Instruction
Output exactly, and only, the lines from the line containing "Emit a Python" through the line containing "baseline = 466", both included.

Listing
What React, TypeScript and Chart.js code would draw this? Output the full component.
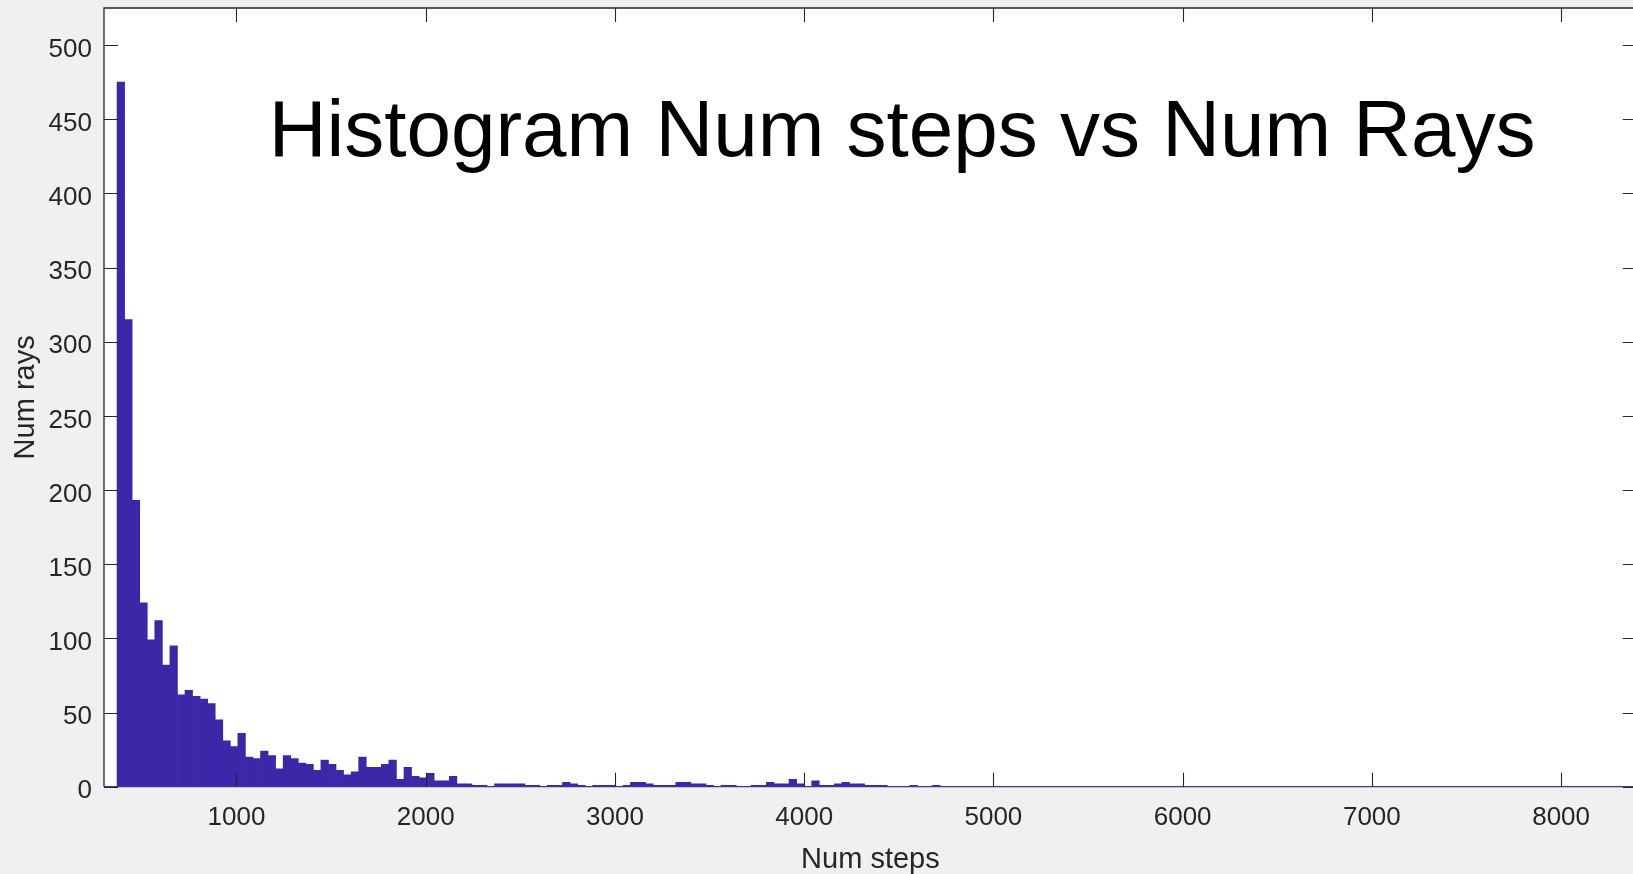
...
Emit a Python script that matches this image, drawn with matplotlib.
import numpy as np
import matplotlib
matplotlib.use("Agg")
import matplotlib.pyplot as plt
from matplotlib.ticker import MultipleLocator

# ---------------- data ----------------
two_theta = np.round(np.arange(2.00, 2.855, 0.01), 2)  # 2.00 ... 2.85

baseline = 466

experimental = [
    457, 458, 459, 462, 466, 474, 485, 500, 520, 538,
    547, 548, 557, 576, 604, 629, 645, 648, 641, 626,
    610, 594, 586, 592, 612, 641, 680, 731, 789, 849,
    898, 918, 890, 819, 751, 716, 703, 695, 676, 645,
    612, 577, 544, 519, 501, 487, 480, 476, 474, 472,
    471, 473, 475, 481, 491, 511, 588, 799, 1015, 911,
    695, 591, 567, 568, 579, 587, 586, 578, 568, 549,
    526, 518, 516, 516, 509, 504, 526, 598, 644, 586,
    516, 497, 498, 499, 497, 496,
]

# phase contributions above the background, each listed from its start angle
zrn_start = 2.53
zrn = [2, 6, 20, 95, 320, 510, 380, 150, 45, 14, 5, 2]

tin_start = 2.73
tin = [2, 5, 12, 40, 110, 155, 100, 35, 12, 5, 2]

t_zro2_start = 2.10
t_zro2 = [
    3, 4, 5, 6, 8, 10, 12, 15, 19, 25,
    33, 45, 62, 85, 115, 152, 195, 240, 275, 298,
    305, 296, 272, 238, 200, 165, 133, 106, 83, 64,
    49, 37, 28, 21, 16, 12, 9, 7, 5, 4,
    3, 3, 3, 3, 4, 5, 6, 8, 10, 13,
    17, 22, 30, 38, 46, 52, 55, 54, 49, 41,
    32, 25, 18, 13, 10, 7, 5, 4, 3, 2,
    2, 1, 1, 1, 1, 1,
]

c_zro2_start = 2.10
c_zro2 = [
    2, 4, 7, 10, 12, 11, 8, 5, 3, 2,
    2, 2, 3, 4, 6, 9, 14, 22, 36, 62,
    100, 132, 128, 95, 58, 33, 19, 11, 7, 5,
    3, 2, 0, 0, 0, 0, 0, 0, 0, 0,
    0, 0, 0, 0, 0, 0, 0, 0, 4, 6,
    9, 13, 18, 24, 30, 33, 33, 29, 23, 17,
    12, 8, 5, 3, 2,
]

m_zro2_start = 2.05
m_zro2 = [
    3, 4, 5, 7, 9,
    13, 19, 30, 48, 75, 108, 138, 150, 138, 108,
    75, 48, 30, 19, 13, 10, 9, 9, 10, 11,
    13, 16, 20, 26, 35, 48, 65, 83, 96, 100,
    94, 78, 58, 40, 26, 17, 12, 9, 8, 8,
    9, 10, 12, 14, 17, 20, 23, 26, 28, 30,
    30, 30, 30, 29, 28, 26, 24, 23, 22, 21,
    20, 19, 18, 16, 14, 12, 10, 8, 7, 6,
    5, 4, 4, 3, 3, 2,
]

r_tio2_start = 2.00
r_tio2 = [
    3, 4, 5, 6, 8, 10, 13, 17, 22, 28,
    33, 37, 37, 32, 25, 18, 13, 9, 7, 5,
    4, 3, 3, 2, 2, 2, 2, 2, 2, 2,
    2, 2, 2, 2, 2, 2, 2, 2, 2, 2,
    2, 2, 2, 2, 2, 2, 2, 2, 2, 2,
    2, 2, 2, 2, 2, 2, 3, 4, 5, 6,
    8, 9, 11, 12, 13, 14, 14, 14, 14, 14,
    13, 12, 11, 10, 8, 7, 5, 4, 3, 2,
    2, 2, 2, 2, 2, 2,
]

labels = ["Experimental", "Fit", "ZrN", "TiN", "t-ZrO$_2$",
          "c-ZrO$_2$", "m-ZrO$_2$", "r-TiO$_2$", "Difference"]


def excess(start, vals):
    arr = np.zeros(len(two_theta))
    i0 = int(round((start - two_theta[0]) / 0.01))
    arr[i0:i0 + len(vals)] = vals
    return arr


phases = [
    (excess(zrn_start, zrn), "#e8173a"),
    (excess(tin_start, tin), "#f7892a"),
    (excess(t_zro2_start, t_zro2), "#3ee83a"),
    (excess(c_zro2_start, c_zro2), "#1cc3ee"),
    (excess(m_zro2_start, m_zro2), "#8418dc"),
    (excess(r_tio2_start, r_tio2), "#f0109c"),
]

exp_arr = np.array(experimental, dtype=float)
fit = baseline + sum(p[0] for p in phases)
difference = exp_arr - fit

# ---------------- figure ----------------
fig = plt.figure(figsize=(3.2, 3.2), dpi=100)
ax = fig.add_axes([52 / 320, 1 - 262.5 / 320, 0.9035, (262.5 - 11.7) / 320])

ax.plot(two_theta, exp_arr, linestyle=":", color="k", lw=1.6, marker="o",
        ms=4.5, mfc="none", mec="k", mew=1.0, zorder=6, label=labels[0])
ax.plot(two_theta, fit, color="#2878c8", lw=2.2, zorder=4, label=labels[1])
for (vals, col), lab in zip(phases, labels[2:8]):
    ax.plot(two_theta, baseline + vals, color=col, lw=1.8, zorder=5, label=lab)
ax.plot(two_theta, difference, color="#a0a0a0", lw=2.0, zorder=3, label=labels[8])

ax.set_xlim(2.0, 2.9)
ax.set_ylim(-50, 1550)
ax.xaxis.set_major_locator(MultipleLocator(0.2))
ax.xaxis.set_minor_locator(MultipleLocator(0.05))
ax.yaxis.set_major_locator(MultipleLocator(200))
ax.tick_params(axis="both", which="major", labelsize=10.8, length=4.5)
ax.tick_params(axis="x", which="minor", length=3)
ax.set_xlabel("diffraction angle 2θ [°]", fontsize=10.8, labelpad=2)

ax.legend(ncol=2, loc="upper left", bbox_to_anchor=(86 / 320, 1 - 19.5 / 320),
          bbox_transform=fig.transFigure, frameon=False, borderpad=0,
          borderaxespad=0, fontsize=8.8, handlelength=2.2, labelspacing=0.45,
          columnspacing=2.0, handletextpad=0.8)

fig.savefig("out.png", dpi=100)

Correct answer
Emit a Python script that matches this image, drawn with matplotlib.
import numpy as np
import matplotlib
matplotlib.use("Agg")
import matplotlib.pyplot as plt
from matplotlib.ticker import MultipleLocator

# ---------------- data ----------------
two_theta = np.round(np.arange(2.00, 2.855, 0.01), 2)  # 2.00 ... 2.85

baseline = 466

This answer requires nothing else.